Is it strange to train without the reserve eight?

I guess it is strange not having a second eight to train with, but then again nothing has been normal about this year’s Boat Race campaign. It’s a shame that the season is not going to end exactly the way we visualised it in September, with both OUW crews winning their respective races and being able to celebrate our success together on the banks of the Tideway. However, the focus is still forming the best possible crews to line up against Cambridge in April, and again when the Osiris-Blondie race is able to happen. And hopefully we can celebrate what has been an extraordinary season at some point in the not too distant future.

How did it feel getting back on the water?

It felt like we had never left.

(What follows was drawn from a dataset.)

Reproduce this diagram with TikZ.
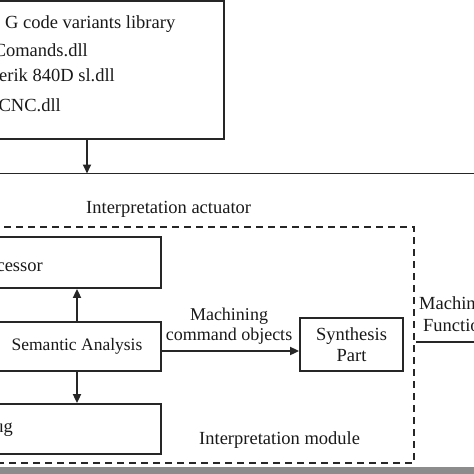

It was about this time last year that the race was cancelled due to Covid, and it kind of feels like we have picked up the season where we left it in 2019, almost like the whole year we have been on pause. It is pretty surreal to be back in boats together after such a long period of training via Zoom in our kitchens, and I think everyone involved is just grateful to be back on the water to prepare for a race.

Why do you want to beat Cambridge?

Winning the Boat Race this year would feel like the hard work of both this year’s and last year’s Boat Race squads has paid off. We had a really special crew last year, and it was truly unfortunate to not get the opportunity to show off what we were made of. Then this year’s squad has had to deal with all the Covid uncertainty, training at home and on the erg for most of the year, and missing out on the whole experience of a Boat Race campaign. Beating Cambridge is definitely what has gotten me through the tough sessions and been the unifying goal for all of us whilst we had to train apart.